Retirement Calculator
Enter your age, savings, and monthly contributions to instantly see your projected nest egg, how much comes from growth versus contributions, whether you hit your target, and how many years the pot could last. No sign-up — your numbers never leave your browser.
What is the Retirement Calculator?
The Retirement Calculator turns five simple inputs — your current age, planned retirement age, what you have saved today, how much you add each month, and the return you expect — into a clear picture of your future. Instead of a single mysterious number, it shows your projected nest egg at retirement, how much of it came from your own contributions versus investment growth, whether you reach a target you set, and roughly how many years the money could last once you stop working.
How to use it
- Enter your current age and your planned retirement age.
- Enter your current savings — everything already invested for retirement today.
- Enter your monthly contribution — what you add every month from now until you retire.
- Enter your expected annual return (for example, 7 percent for a diversified portfolio).
- Optionally add an inflation rate to see the result in today's money, a target amount to check if you are on track, and annual retirement spending to estimate how long the pot lasts.
Results update the instant you change a value — there is no Calculate button to wait on and nothing to submit, so you can try different ages and contributions in seconds and close the tab when you are done.
The formula behind it
The calculator compounds your balance month by month. Each month it adds your contribution, then grows the whole balance by the monthly return, which is your annual return divided by twelve:
balance = (balance + monthly) x (1 + annualReturn / 12)

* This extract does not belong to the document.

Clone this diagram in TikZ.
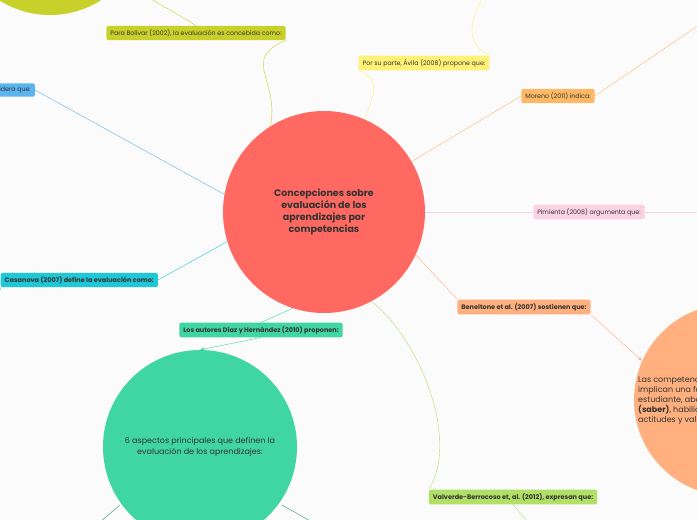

Repeating this for every month until retirement produces the final nest egg.
Investment growth is simply the final balance minus your starting savings and
minus everything you contributed. When you supply an inflation rate, the
final balance is divided by (1 + inflation)^years to express it
in today's purchasing power. The years-the-pot-lasts figure withdraws your
annual spending each year while the remaining balance keeps earning the
return, counting the years until the money is gone.
Examples
- Starting young: Age 30 retiring at 65, with $20,000 saved and $500 a month at 7%, projects to about $1,135,903. Of that, $210,000 came from contributions and roughly $905,903 from compound growth.

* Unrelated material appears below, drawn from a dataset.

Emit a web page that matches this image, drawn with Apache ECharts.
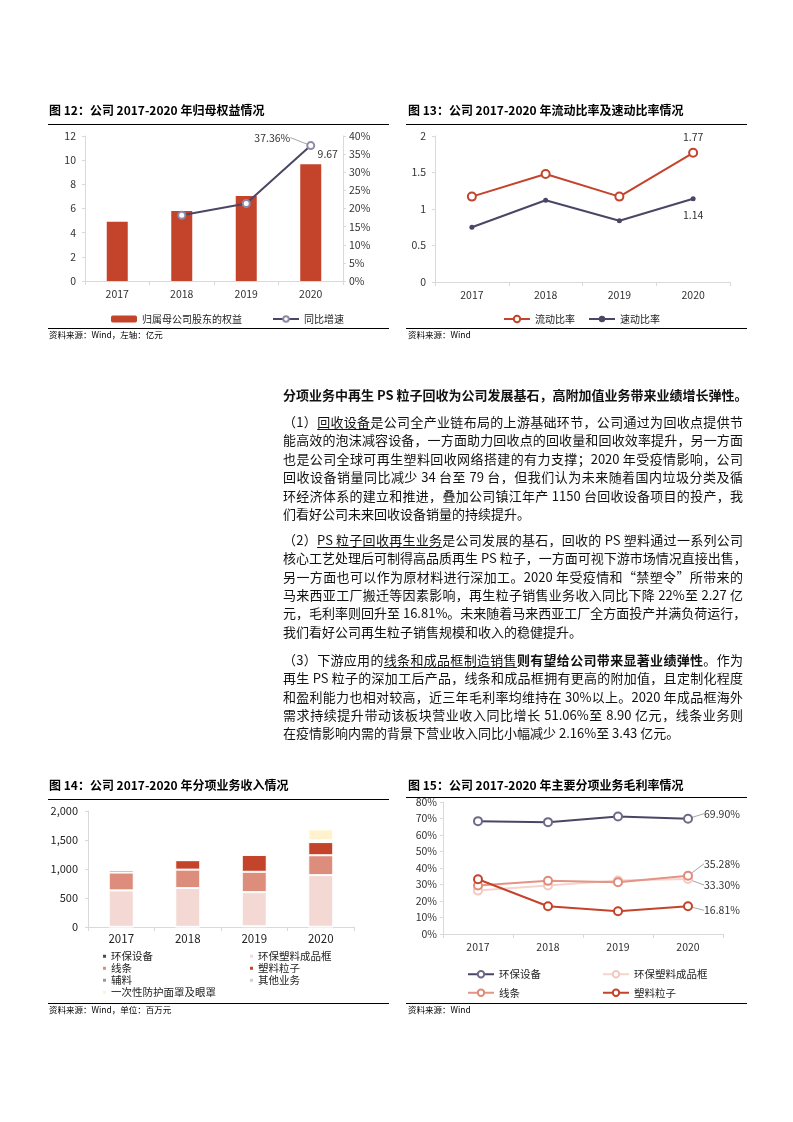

- Catching up with inflation: Age 40 retiring at 67, with $50,000 saved and $800 a month at 6%, projects to about $900,100 nominal — but after 2.5% inflation that is closer to $462,111 in today's money.
- How long it lasts: A $800,000 pot spending $50,000 a year at a 4% return lasts about 24 years before it is exhausted.
Common use cases
- Checking whether your current savings rate is enough, or whether you need to contribute more.

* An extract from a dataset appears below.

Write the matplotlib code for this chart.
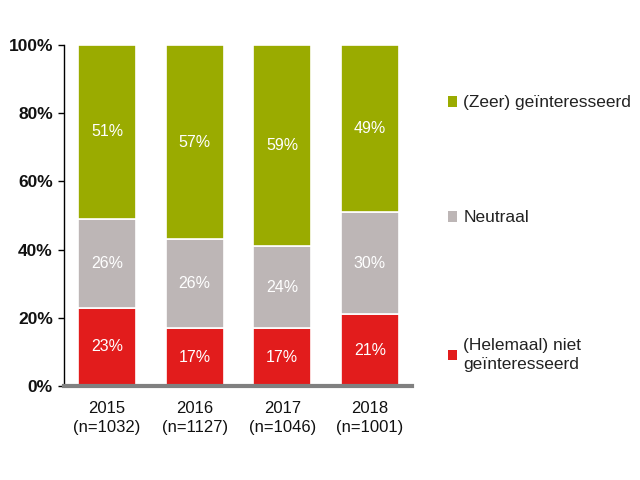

- Comparing an earlier versus a later retirement age to see the cost of stopping work sooner.
- Seeing how a one or two percentage point change in expected return reshapes the outcome.
- Translating a far-off nominal balance into today's money so the goal feels real.
- Estimating how many years your nest egg can support your planned spending.
Why use this one
Most retirement calculators stop at a single end balance or hide the details behind a sign-up. This one shows the full picture on one screen: the compound projection, the split between contributions and growth, an on-track check against your target, an inflation-adjusted figure in today's money, and an estimate of how many years the pot can fund your spending. It is instant (results update as you type) and private: every figure is computed in your browser and nothing is ever uploaded, stored, or shared. No account, no email, no app.
Results are estimates for general informational and educational purposes only and are not financial, tax, or investment advice. Real returns vary, and taxes and fees are not modeled. Always confirm important decisions with a qualified professional.
Frequently asked questions
How does this retirement calculator work?
It compounds your starting savings plus your monthly contributions month by month at your expected annual return, until your planned retirement age. The result is your projected nest egg, how much came from contributions versus investment growth, and an optional inflation-adjusted figure in today's money.
What return rate should I use?
There is no single correct number, but many planners use a long-run average of around 6 to 8 percent for a diversified stock-heavy portfolio before inflation, or roughly 4 to 5 percent after inflation. Use a conservative figure if you want a safer estimate, and try a few values to see the range of outcomes.
What does the inflation option do?
Inflation quietly erodes what your money can buy. When you enter an expected inflation rate, the calculator also shows your final balance in today's purchasing power, so a million dollars decades from now is translated into what it would actually feel like to spend now.
How is the years-the-pot-lasts estimate calculated?
If you enter an annual retirement spending amount, the tool withdraws that sum each year from your projected balance while the remainder keeps earning your return, and counts how many years pass before the money runs out. If the balance grows faster than you spend it, it reports 60 or more years as effectively self-sustaining.
Is my financial information saved or sent anywhere?
No. Every calculation runs entirely in your browser. The ages, savings, contributions, and spending figures you type are never uploaded, stored, or shared. Close the tab and they are gone.